For a second full day, get out on the water. A Yelapa waterfall and snorkel trip gets you to a car-free fishing village on the south side of Banderas Bay, with a waterfall hike and some of the clearest snorkeling water in the area. That’s a “arrive hungry, eat seafood at 3 PM, nap, food tour at 7 PM” kind of day.

And if you’re based in Mexico for a few weeks and building a bigger route — the other side of the country has a different food scene entirely. Cancún and the Riviera Maya lean Yucatecan (cochinita pibil, poc chuc, sopa de lima). PV is Jaliscan with a Pacific-seafood overlay. Different food, different spirits, worth doing both if you can swing it. If you’re building a Yucatán leg after PV, a Chichén Itzá day trip or Tulum ruins tour from Cancún pairs naturally with regional food stops on the way.

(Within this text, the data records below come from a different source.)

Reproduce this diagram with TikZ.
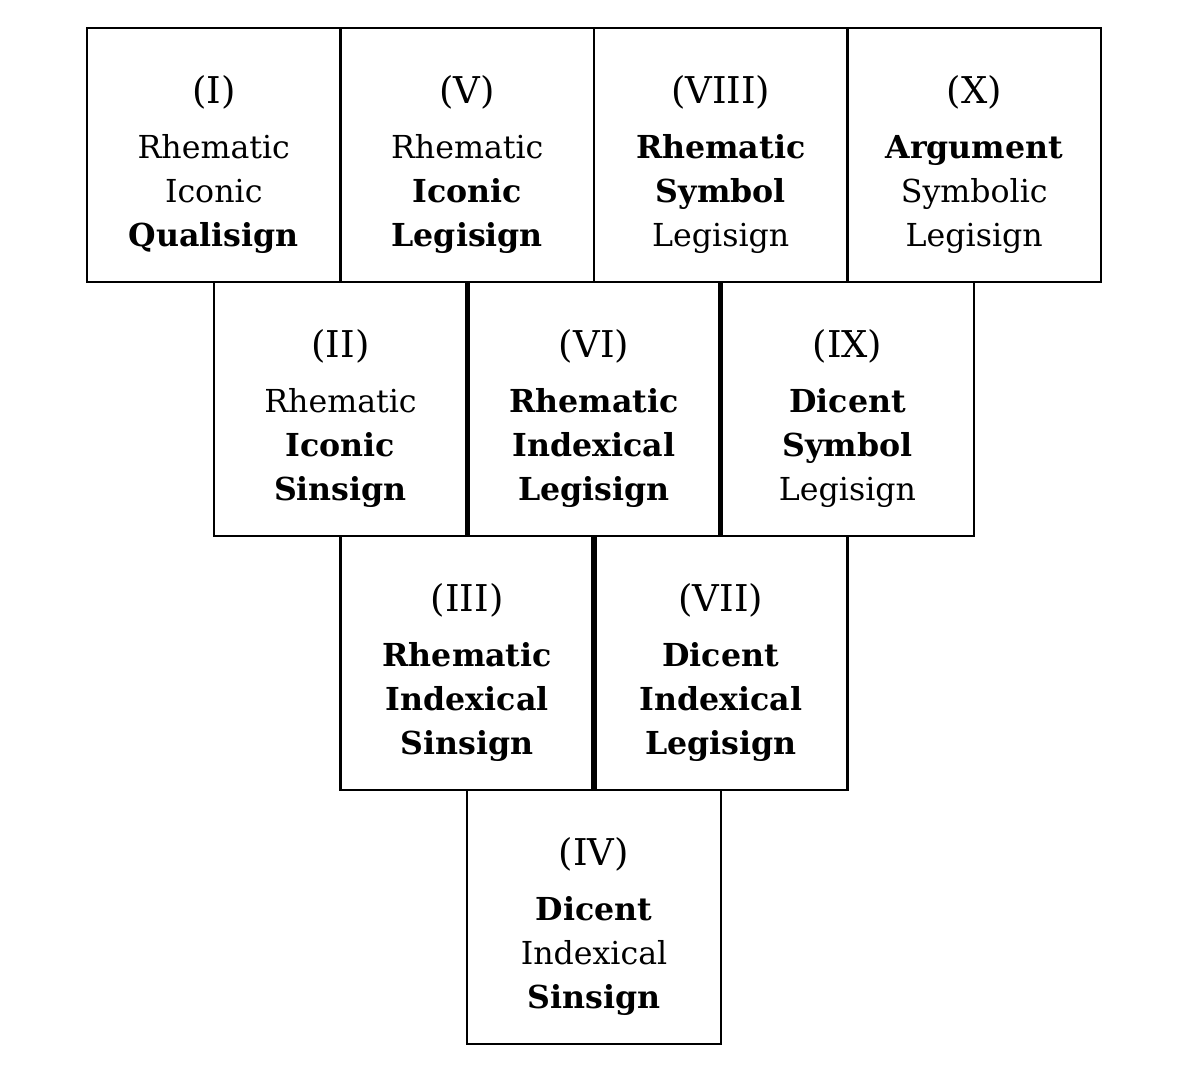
\documentclass[tikz,border=0pt]{standalone}
\usepackage{fontspec}
\setmainfont{DejaVu Serif}
\usetikzlibrary{positioning}

% numeral at the head of each cell, with room above it
\newcommand{\signno}[1]{\rule{0pt}{27pt}{\fontsize{21}{25}\selectfont(#1)}\\[6.5pt]}

\begin{document}
\begin{tikzpicture}[node distance=0cm]
        % Define block styles
        \tikzstyle{sign} = [rectangle, minimum width=5.07cm, minimum height=5.08cm, outer sep=0pt, align=center, text centered, draw=black, line width=1.2pt, font=\fontsize{18}{25}\selectfont]
        \tikzstyle{heavy} = [line width=3pt]

        \useasboundingbox (0,0) rectangle (23.68,21.4);

        % Row 1
        \node (I) [sign] at (4.275,18.3) {\signno{I} Rhematic\\ Iconic\\ \textbf{Qualisign}};
        \node (V) [sign, right=of I] {\signno{V} Rhematic\\ \textbf{Iconic}\\ \textbf{Legisign}};
        \node (VIII) [sign, right=of V] {\signno{VIII} \textbf{Rhematic}\\ \textbf{Symbol}\\ Legisign};
        \node (X) [sign, right=of VIII] {\signno{X} \textbf{Argument}\\ Symbolic\\ Legisign};

        % Row 2
        \node (II) [sign, anchor=north] at (I.south east) {\signno{II} Rhematic\\ \textbf{Iconic}\\ \textbf{Sinsign}};
        \node (VI) [sign, right=of II] {\signno{VI} \textbf{Rhematic}\\ \textbf{Indexical}\\ \textbf{Legisign}};
        \node (IX) [sign, right=of VI] {\signno{IX} \textbf{Dicent}\\ \textbf{Symbol}\\ Legisign};

        % Row 3
        \node (III) [sign, anchor=north] at (II.south east) {\signno{III} \textbf{Rhematic}\\ \textbf{Indexical}\\ \textbf{Sinsign}};
        \node (VII) [sign, right=of III] {\signno{VII} \textbf{Dicent}\\ \textbf{Indexical}\\ \textbf{Legisign}};

        % Row 4
        \node (IV) [sign, anchor=north] at (III.south east) {\signno{IV} \textbf{Dicent}\\ Indexical\\ \textbf{Sinsign}};

        % Heavier rules
        \draw [heavy] (VI.north west) -- (VI.south west);
        \draw [heavy] (IX.north west) -- (IX.south west);
        \draw [heavy] (VII.north west) -- (VII.south west);
    \end{tikzpicture}
\end{document}
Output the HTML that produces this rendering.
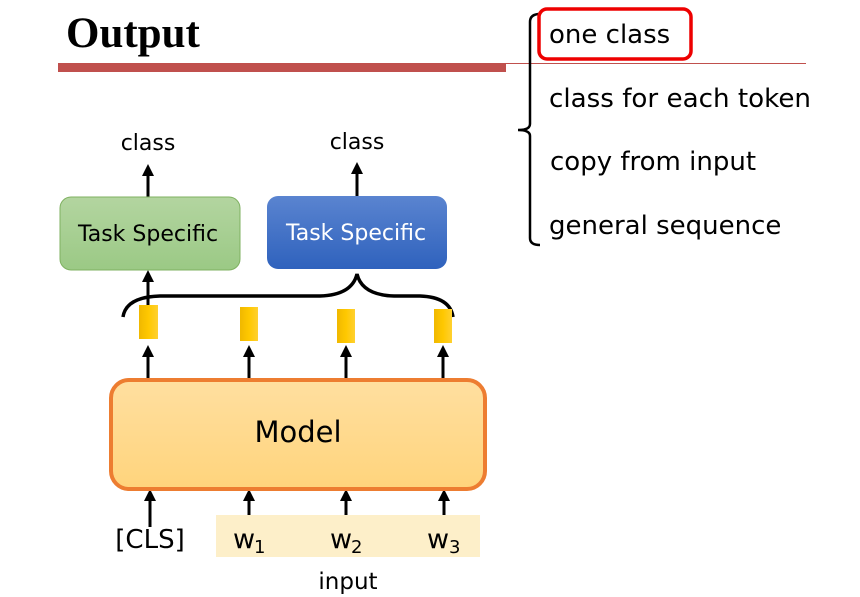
<!DOCTYPE html>
<html><head><meta charset="utf-8"><style>
html,body{margin:0;padding:0;background:#fff;}
svg{display:block;}
text{font-family:"DejaVu Sans","Liberation Sans",sans-serif;}
</style></head><body>
<svg width="860" height="597" viewBox="0 0 860 597" xmlns="http://www.w3.org/2000/svg">
<defs>
<linearGradient id="gg" x1="0" y1="0" x2="0" y2="1"><stop offset="0" stop-color="#b3d5a0"/><stop offset="1" stop-color="#9bc985"/></linearGradient>
<linearGradient id="bg" x1="0" y1="0" x2="0" y2="1"><stop offset="0" stop-color="#5a84d0"/><stop offset="1" stop-color="#2f62bd"/></linearGradient>
<linearGradient id="og" x1="0" y1="0" x2="0" y2="1"><stop offset="0" stop-color="#ffdfa0"/><stop offset="1" stop-color="#ffd47c"/></linearGradient>
<linearGradient id="yg" x1="0" y1="0" x2="1" y2="0"><stop offset="0" stop-color="#f0b800"/><stop offset="0.5" stop-color="#ffc800"/><stop offset="1" stop-color="#ffd030"/></linearGradient>
</defs>
<text x="66" y="47" font-weight="bold" font-size="43" style="font-family:'Liberation Serif',serif">Output</text>
<rect x="58" y="63" width="448" height="9" fill="#c0504d"/>
<line x1="506" y1="63.5" x2="806" y2="63.5" stroke="#c0504d" stroke-width="1"/>
<path d="M540,14 Q530,14 530,22 L530,124 Q530,130 518,130 Q530,130 530,136 L530,238 Q530,245 540,245" fill="none" stroke="#000" stroke-width="2.5"/>
<rect x="539" y="9" width="152" height="50" rx="8" fill="none" stroke="#e00" stroke-width="3.5"/>
<g font-size="26" fill="#000">
<text x="549" y="43">one class</text>
<text x="549" y="107" textLength="262" lengthAdjust="spacingAndGlyphs">class for each token</text>
<text x="550" y="170">copy from input</text>
<text x="549" y="234">general sequence</text>
</g>
<text x="148" y="150" font-size="22" text-anchor="middle">class</text>
<text x="357" y="149" font-size="22" text-anchor="middle">class</text>
<g stroke="#000" stroke-width="3" fill="none">
<line x1="148" y1="198" x2="148" y2="170"/>
<line x1="357" y1="197" x2="357" y2="168"/>
<line x1="148" y1="305" x2="148" y2="274"/>
<line x1="148" y1="378" x2="148" y2="350"/>
<line x1="249" y1="378" x2="249" y2="350"/>
<line x1="346" y1="378" x2="346" y2="350"/>
<line x1="443" y1="378" x2="443" y2="350"/>
<line x1="150" y1="527" x2="150" y2="494"/>
<line x1="249" y1="527" x2="249" y2="494"/>
<line x1="346" y1="527" x2="346" y2="494"/>
<line x1="444" y1="527" x2="444" y2="494"/>
</g>
<g fill="#000">
<path d="M142,176 L148,164 L154,176Z"/>
<path d="M351,174 L357,162 L363,174Z"/>
<path d="M142,282 L148,270 L154,282Z"/>
<path d="M142,357 L148,345 L154,357Z"/>
<path d="M243,357 L249,345 L255,357Z"/>
<path d="M340,357 L346,345 L352,357Z"/>
<path d="M437,357 L443,345 L449,357Z"/>
<path d="M144,501 L150,489 L156,501Z"/>
<path d="M243,501 L249,489 L255,501Z"/>
<path d="M340,501 L346,489 L352,501Z"/>
<path d="M438,501 L444,489 L450,501Z"/>
</g>
<rect x="60" y="197" width="180" height="73" rx="11" fill="url(#gg)" stroke="#7fb161" stroke-width="1"/>
<text x="148" y="241" font-size="22" text-anchor="middle" fill="#000">Task Specific</text>
<rect x="267" y="196" width="180" height="73" rx="11" fill="url(#bg)"/>
<text x="356" y="240" font-size="22" text-anchor="middle" fill="#fff">Task Specific</text>
<path d="M123,317 Q126,297 160,296 L320,296 Q352,295 357,274 Q362,295 394,296 L420,296 Q450,297 453,317" fill="none" stroke="#000" stroke-width="3.5"/>
<g fill="url(#yg)">
<rect x="139" y="305" width="19" height="34"/>
<rect x="240" y="307" width="18" height="34"/>
<rect x="337" y="309" width="18" height="34"/>
<rect x="434" y="309" width="18" height="34"/>
</g>
<rect x="111" y="380" width="374" height="109" rx="18" fill="url(#og)" stroke="#ed7d31" stroke-width="4"/>
<text x="298" y="442" font-size="29" text-anchor="middle">Model</text>
<rect x="216" y="515" width="264" height="42" fill="#fdefc9"/>
<text x="150" y="548" font-size="26" text-anchor="middle">[CLS]</text>
<g font-size="27"><text x="233" y="548">w</text><text x="330" y="548">w</text><text x="427" y="548">w</text></g>
<g font-size="18"><text x="254" y="553">1</text><text x="351" y="553">2</text><text x="449" y="553">3</text></g>
<text x="348" y="589" font-size="23" text-anchor="middle">input</text>
</svg>
</body></html>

For Mexico City side trips, the Teotihuacán day trip and Xochimilco, Coyoacán and Frida Kahlo tour are the two I’d anchor a CDMX food itinerary around — both leave time for proper meals before and after. Down in Baja, the Cabo ATV, camel and tequila adventure is the closest equivalent-in-spirit to what PV does with ziplines and tasting stops.

Puerto Vallarta coastline with hotels and beach activity
PV’s geography is the food scene’s best friend — you’re never more than a 15-minute walk from a taco stand, and you can see the Pacific from almost any inland block.

Final take

If you have one food-tour budget line on your Puerto Vallarta trip: spend it on the Downtown Vallarta Food Tour with Vallarta Food Tours. $59, 3.5 hours, and you’ll walk out with a mental map of where to eat for the rest of your stay.

If you have two: add the Taco Adventure Evening tour and do it 48 hours later. Totally different menu, different neighborhood energy, same operator quality.

If you have three: swap in the Vallarta Eats Signature Taco tour and compare operators. I wouldn’t do three food tours in a row — you’d peak at tour two and coast — but across a week-long trip, yes, all three are worth it.

The stuff nobody tells you: come hungry, wear closed-toe shoes, tip in cash, and don’t do the tour on night one. The rest works itself out.